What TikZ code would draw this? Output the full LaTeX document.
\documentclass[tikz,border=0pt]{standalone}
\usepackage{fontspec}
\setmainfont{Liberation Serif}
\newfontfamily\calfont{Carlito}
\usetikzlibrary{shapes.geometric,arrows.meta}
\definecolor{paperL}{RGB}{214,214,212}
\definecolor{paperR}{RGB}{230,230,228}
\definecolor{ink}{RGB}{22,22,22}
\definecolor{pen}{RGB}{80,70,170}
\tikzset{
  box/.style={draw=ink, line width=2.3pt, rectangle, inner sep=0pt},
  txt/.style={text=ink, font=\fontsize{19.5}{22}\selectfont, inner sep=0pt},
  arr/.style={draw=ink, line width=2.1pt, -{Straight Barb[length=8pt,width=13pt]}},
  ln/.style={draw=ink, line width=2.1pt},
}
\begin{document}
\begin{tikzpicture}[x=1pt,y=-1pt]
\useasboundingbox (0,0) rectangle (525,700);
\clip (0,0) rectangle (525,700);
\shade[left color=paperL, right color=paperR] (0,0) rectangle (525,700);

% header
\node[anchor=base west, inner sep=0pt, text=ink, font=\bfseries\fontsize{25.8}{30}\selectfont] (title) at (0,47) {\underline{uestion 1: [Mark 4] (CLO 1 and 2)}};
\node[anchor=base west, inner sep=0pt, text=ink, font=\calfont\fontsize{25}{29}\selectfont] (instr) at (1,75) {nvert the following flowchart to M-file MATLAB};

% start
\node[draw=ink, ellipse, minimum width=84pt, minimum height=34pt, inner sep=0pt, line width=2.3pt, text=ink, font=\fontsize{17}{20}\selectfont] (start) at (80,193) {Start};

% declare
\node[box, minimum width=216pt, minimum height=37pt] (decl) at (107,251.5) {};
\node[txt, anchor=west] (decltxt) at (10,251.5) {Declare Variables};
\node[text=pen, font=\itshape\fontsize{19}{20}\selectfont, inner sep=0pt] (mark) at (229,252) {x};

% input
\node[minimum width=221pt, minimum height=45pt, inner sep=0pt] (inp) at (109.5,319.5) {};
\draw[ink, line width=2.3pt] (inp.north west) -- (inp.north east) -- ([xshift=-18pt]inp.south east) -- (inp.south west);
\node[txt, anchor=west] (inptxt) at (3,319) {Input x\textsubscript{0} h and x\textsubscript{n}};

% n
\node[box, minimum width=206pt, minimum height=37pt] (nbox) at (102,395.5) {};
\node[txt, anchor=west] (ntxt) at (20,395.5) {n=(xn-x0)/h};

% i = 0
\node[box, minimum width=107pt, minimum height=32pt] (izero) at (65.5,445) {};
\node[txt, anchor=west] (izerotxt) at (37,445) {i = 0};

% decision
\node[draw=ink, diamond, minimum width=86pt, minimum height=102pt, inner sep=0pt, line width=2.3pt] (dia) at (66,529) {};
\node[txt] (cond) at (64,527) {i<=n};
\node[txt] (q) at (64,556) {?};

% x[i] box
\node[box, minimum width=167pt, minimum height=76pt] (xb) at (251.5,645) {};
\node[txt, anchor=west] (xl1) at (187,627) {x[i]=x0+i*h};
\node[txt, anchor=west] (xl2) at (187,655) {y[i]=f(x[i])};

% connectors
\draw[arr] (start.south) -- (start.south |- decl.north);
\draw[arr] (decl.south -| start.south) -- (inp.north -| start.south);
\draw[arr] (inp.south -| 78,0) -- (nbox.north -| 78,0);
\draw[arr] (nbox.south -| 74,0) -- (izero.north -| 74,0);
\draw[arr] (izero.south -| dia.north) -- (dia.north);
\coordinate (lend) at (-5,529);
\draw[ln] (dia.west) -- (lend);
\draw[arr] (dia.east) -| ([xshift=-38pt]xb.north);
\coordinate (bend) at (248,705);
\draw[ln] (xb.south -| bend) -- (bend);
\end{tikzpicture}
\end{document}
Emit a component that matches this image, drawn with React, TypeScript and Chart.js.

══════════════════════════════

DESCRIPTION OF THE TASK: Repeat the listing exactly, from its first line to its last.

PROBLEM SOLUTION:
What TikZ code would draw this? Output the full LaTeX document.
\documentclass[tikz,border=0pt]{standalone}
\usepackage{fontspec}
\setmainfont{Liberation Serif}
\newfontfamily\calfont{Carlito}
\usetikzlibrary{shapes.geometric,arrows.meta}
\definecolor{paperL}{RGB}{214,214,212}
\definecolor{paperR}{RGB}{230,230,228}
\definecolor{ink}{RGB}{22,22,22}
\definecolor{pen}{RGB}{80,70,170}
\tikzset{
  box/.style={draw=ink, line width=2.3pt, rectangle, inner sep=0pt},
  txt/.style={text=ink, font=\fontsize{19.5}{22}\selectfont, inner sep=0pt},
  arr/.style={draw=ink, line width=2.1pt, -{Straight Barb[length=8pt,width=13pt]}},
  ln/.style={draw=ink, line width=2.1pt},
}
\begin{document}
\begin{tikzpicture}[x=1pt,y=-1pt]
\useasboundingbox (0,0) rectangle (525,700);
\clip (0,0) rectangle (525,700);
\shade[left color=paperL, right color=paperR] (0,0) rectangle (525,700);

% header
\node[anchor=base west, inner sep=0pt, text=ink, font=\bfseries\fontsize{25.8}{30}\selectfont] (title) at (0,47) {\underline{uestion 1: [Mark 4] (CLO 1 and 2)}};
\node[anchor=base west, inner sep=0pt, text=ink, font=\calfont\fontsize{25}{29}\selectfont] (instr) at (1,75) {nvert the following flowchart to M-file MATLAB};

% start
\node[draw=ink, ellipse, minimum width=84pt, minimum height=34pt, inner sep=0pt, line width=2.3pt, text=ink, font=\fontsize{17}{20}\selectfont] (start) at (80,193) {Start};

% declare
\node[box, minimum width=216pt, minimum height=37pt] (decl) at (107,251.5) {};
\node[txt, anchor=west] (decltxt) at (10,251.5) {Declare Variables};
\node[text=pen, font=\itshape\fontsize{19}{20}\selectfont, inner sep=0pt] (mark) at (229,252) {x};

% input
\node[minimum width=221pt, minimum height=45pt, inner sep=0pt] (inp) at (109.5,319.5) {};
\draw[ink, line width=2.3pt] (inp.north west) -- (inp.north east) -- ([xshift=-18pt]inp.south east) -- (inp.south west);
\node[txt, anchor=west] (inptxt) at (3,319) {Input x\textsubscript{0} h and x\textsubscript{n}};

% n
\node[box, minimum width=206pt, minimum height=37pt] (nbox) at (102,395.5) {};
\node[txt, anchor=west] (ntxt) at (20,395.5) {n=(xn-x0)/h};

% i = 0
\node[box, minimum width=107pt, minimum height=32pt] (izero) at (65.5,445) {};
\node[txt, anchor=west] (izerotxt) at (37,445) {i = 0};

% decision
\node[draw=ink, diamond, minimum width=86pt, minimum height=102pt, inner sep=0pt, line width=2.3pt] (dia) at (66,529) {};
\node[txt] (cond) at (64,527) {i<=n};
\node[txt] (q) at (64,556) {?};

% x[i] box
\node[box, minimum width=167pt, minimum height=76pt] (xb) at (251.5,645) {};
\node[txt, anchor=west] (xl1) at (187,627) {x[i]=x0+i*h};
\node[txt, anchor=west] (xl2) at (187,655) {y[i]=f(x[i])};

% connectors
\draw[arr] (start.south) -- (start.south |- decl.north);
\draw[arr] (decl.south -| start.south) -- (inp.north -| start.south);
\draw[arr] (inp.south -| 78,0) -- (nbox.north -| 78,0);
\draw[arr] (nbox.south -| 74,0) -- (izero.north -| 74,0);
\draw[arr] (izero.south -| dia.north) -- (dia.north);
\coordinate (lend) at (-5,529);
\draw[ln] (dia.west) -- (lend);
\draw[arr] (dia.east) -| ([xshift=-38pt]xb.north);
\coordinate (bend) at (248,705);
\draw[ln] (xb.south -| bend) -- (bend);
\end{tikzpicture}
\end{document}
Emit a component that matches this image, drawn with React, TypeScript and Chart.js.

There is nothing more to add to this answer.